Recorded data:
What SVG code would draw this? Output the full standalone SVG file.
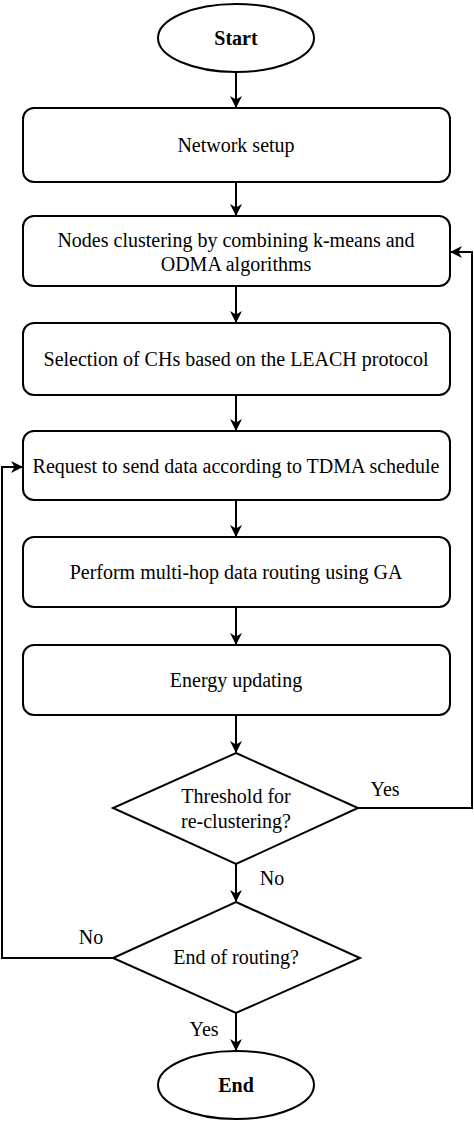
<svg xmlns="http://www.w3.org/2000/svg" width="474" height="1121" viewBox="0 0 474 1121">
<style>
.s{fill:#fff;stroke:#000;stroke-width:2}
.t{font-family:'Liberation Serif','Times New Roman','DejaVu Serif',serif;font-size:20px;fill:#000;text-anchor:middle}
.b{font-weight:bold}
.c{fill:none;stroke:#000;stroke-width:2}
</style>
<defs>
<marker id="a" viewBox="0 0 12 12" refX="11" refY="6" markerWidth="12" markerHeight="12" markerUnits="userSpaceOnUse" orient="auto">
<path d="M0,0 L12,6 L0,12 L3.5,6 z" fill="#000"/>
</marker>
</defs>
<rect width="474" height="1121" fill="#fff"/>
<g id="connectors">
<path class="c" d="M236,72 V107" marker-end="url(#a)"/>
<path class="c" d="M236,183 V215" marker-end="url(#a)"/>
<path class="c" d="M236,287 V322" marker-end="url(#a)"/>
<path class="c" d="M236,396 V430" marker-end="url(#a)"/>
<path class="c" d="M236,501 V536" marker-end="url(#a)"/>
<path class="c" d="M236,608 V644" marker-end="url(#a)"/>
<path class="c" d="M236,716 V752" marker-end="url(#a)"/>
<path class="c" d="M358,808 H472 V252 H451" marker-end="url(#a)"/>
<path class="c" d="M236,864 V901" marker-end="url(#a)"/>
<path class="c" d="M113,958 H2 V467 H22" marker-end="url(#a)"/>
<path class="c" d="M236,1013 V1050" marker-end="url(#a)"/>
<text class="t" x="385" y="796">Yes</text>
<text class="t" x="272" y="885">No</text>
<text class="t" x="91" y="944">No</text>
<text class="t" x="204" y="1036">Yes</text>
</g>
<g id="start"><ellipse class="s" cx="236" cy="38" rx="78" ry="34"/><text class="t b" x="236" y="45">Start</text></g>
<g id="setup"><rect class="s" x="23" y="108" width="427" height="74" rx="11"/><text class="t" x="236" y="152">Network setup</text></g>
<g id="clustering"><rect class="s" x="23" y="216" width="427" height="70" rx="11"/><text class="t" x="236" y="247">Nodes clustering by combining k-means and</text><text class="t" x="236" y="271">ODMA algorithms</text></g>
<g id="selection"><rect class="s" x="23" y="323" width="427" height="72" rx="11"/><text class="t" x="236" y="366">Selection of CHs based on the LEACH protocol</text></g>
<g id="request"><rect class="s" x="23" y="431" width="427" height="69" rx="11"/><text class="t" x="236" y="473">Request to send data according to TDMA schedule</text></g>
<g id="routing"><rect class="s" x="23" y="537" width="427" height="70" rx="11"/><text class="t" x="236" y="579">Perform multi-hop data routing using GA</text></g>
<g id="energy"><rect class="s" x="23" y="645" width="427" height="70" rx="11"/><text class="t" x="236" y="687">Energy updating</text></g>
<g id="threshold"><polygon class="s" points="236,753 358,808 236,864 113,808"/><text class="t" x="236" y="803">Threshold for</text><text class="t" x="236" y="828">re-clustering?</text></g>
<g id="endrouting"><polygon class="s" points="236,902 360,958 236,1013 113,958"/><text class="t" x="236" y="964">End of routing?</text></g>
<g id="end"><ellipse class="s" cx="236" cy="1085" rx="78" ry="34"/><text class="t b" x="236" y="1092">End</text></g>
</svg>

Task description: Copy out all of the data word for word. Do not carry over any picture.

Right answer:
What SVG code would draw this? Output the full standalone SVG file.
<svg xmlns="http://www.w3.org/2000/svg" width="474" height="1121" viewBox="0 0 474 1121">
<style>
.s{fill:#fff;stroke:#000;stroke-width:2}
.t{font-family:'Liberation Serif','Times New Roman','DejaVu Serif',serif;font-size:20px;fill:#000;text-anchor:middle}
.b{font-weight:bold}
.c{fill:none;stroke:#000;stroke-width:2}
</style>
<defs>
<marker id="a" viewBox="0 0 12 12" refX="11" refY="6" markerWidth="12" markerHeight="12" markerUnits="userSpaceOnUse" orient="auto">
<path d="M0,0 L12,6 L0,12 L3.5,6 z" fill="#000"/>
</marker>
</defs>
<rect width="474" height="1121" fill="#fff"/>
<g id="connectors">
<path class="c" d="M236,72 V107" marker-end="url(#a)"/>
<path class="c" d="M236,183 V215" marker-end="url(#a)"/>
<path class="c" d="M236,287 V322" marker-end="url(#a)"/>
<path class="c" d="M236,396 V430" marker-end="url(#a)"/>
<path class="c" d="M236,501 V536" marker-end="url(#a)"/>
<path class="c" d="M236,608 V644" marker-end="url(#a)"/>
<path class="c" d="M236,716 V752" marker-end="url(#a)"/>
<path class="c" d="M358,808 H472 V252 H451" marker-end="url(#a)"/>
<path class="c" d="M236,864 V901" marker-end="url(#a)"/>
<path class="c" d="M113,958 H2 V467 H22" marker-end="url(#a)"/>
<path class="c" d="M236,1013 V1050" marker-end="url(#a)"/>
<text class="t" x="385" y="796">Yes</text>
<text class="t" x="272" y="885">No</text>
<text class="t" x="91" y="944">No</text>
<text class="t" x="204" y="1036">Yes</text>
</g>
<g id="start"><ellipse class="s" cx="236" cy="38" rx="78" ry="34"/><text class="t b" x="236" y="45">Start</text></g>
<g id="setup"><rect class="s" x="23" y="108" width="427" height="74" rx="11"/><text class="t" x="236" y="152">Network setup</text></g>
<g id="clustering"><rect class="s" x="23" y="216" width="427" height="70" rx="11"/><text class="t" x="236" y="247">Nodes clustering by combining k-means and</text><text class="t" x="236" y="271">ODMA algorithms</text></g>
<g id="selection"><rect class="s" x="23" y="323" width="427" height="72" rx="11"/><text class="t" x="236" y="366">Selection of CHs based on the LEACH protocol</text></g>
<g id="request"><rect class="s" x="23" y="431" width="427" height="69" rx="11"/><text class="t" x="236" y="473">Request to send data according to TDMA schedule</text></g>
<g id="routing"><rect class="s" x="23" y="537" width="427" height="70" rx="11"/><text class="t" x="236" y="579">Perform multi-hop data routing using GA</text></g>
<g id="energy"><rect class="s" x="23" y="645" width="427" height="70" rx="11"/><text class="t" x="236" y="687">Energy updating</text></g>
<g id="threshold"><polygon class="s" points="236,753 358,808 236,864 113,808"/><text class="t" x="236" y="803">Threshold for</text><text class="t" x="236" y="828">re-clustering?</text></g>
<g id="endrouting"><polygon class="s" points="236,902 360,958 236,1013 113,958"/><text class="t" x="236" y="964">End of routing?</text></g>
<g id="end"><ellipse class="s" cx="236" cy="1085" rx="78" ry="34"/><text class="t b" x="236" y="1092">End</text></g>
</svg>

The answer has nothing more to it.